Feito isto, e havendo afastado da montanha o mais possível o rebanho
dos irracionais, Moisés empreende a ascensão aos mais altos
conhecimentos (Ex 19, 13). O não ter permitido a nenhum ser
irracional aparecer na montanha significa, a meu ver, que na
contemplação das realidades espirituais se transcende o conhecimento
que provem da sensibilidade. De fato, é próprio dos seres
irracionais deixar-se guiar pelos sentidos sem refletir. O sentido da
visão é o guia dos sentidos; muitas vezes o ouvido desperta o impulso
para alguma coisa. Todas as coisas através das quais se ativa a
sensibilidade, têm um amplo espaço nos irracionais. Ao contrário,
a contemplação de Deus não tem lugar nem no âmbito do que se vê,
nem no âmbito do que se ouve. Não se prende e nenhum dos conceitos
habituais. Nem o olho viu, nem o ouvido ouviu. Não consiste em
nenhuma das coisas que ordinariamente sobem até o coração do homem
(1Co 2, 9).

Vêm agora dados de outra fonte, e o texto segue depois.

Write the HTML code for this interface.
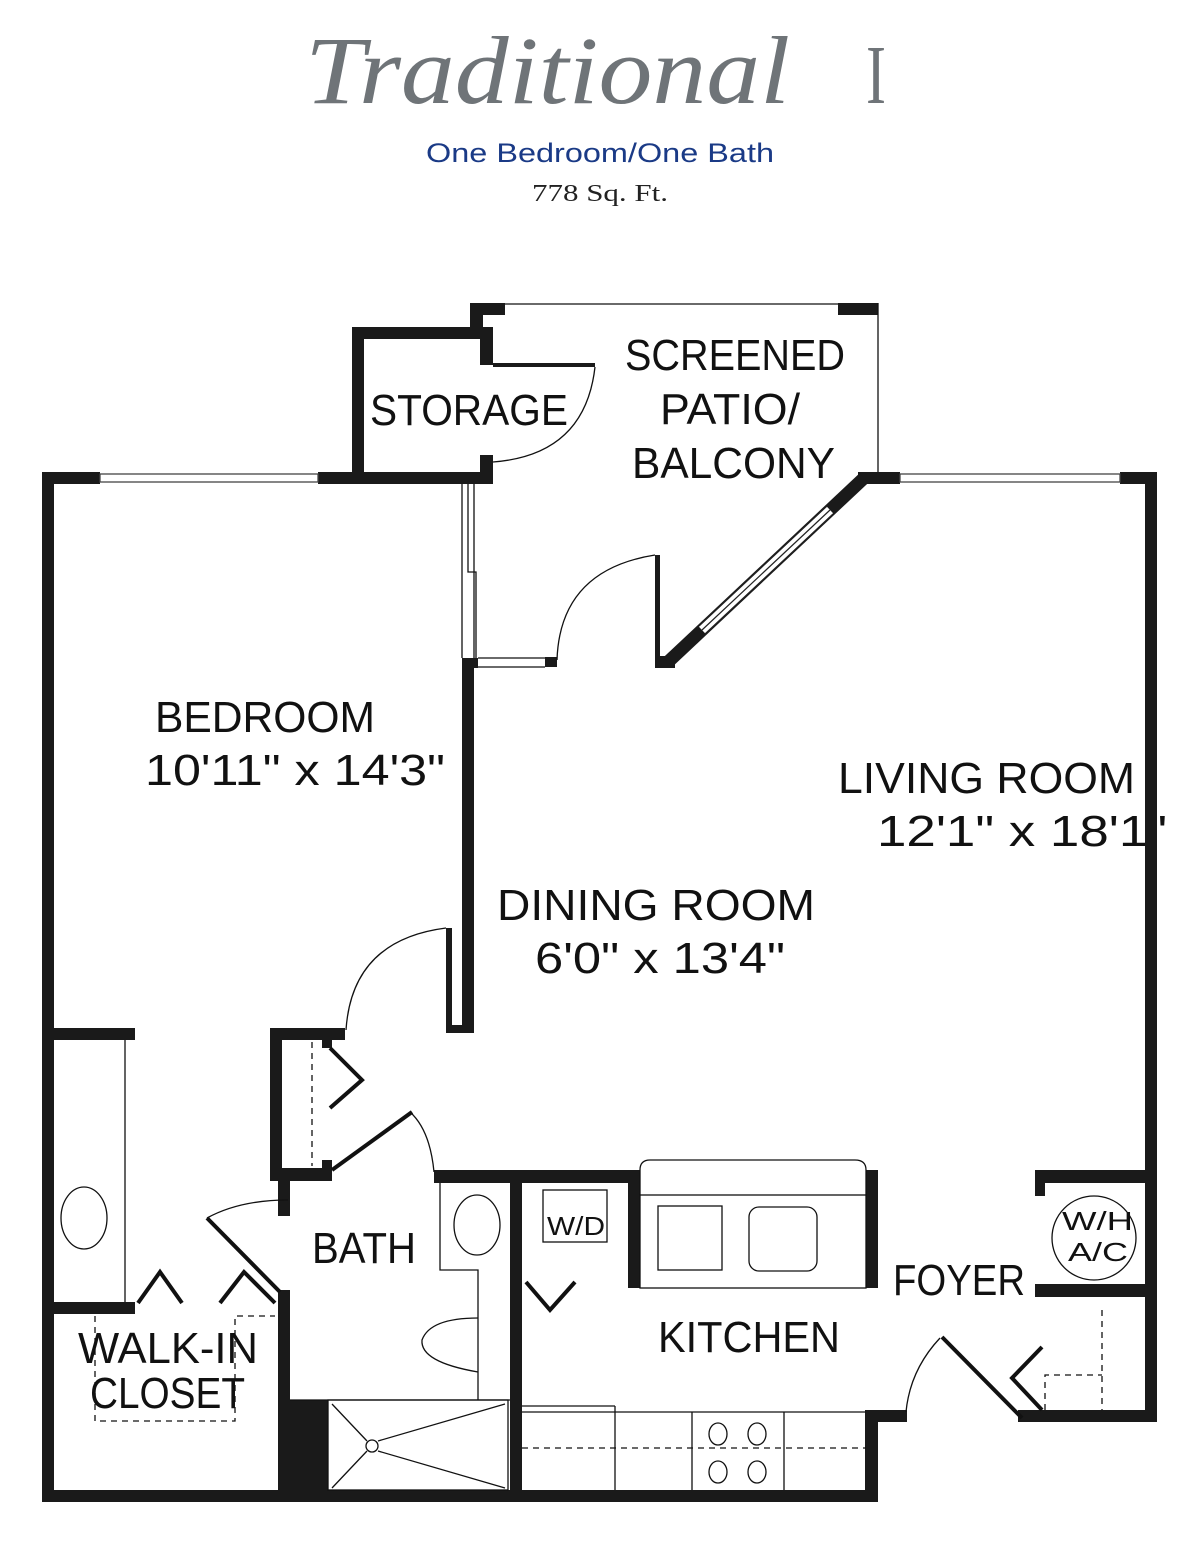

Quem tenta ascender ao conhecimento das coisas do
alto, deve limpar previamente seus costumes de todo impulso sensível e
irracional, purificar qualquer opinião proveniente de um preconceito
anterior ao pensamento, e afastar-se da relação ordinária com a
própria companheira, isto é, com a sensibilidade que, de certa
forma, está unida a nossa natureza como esposa e companheira. E
purificado dela, enfrentar assim a montanha.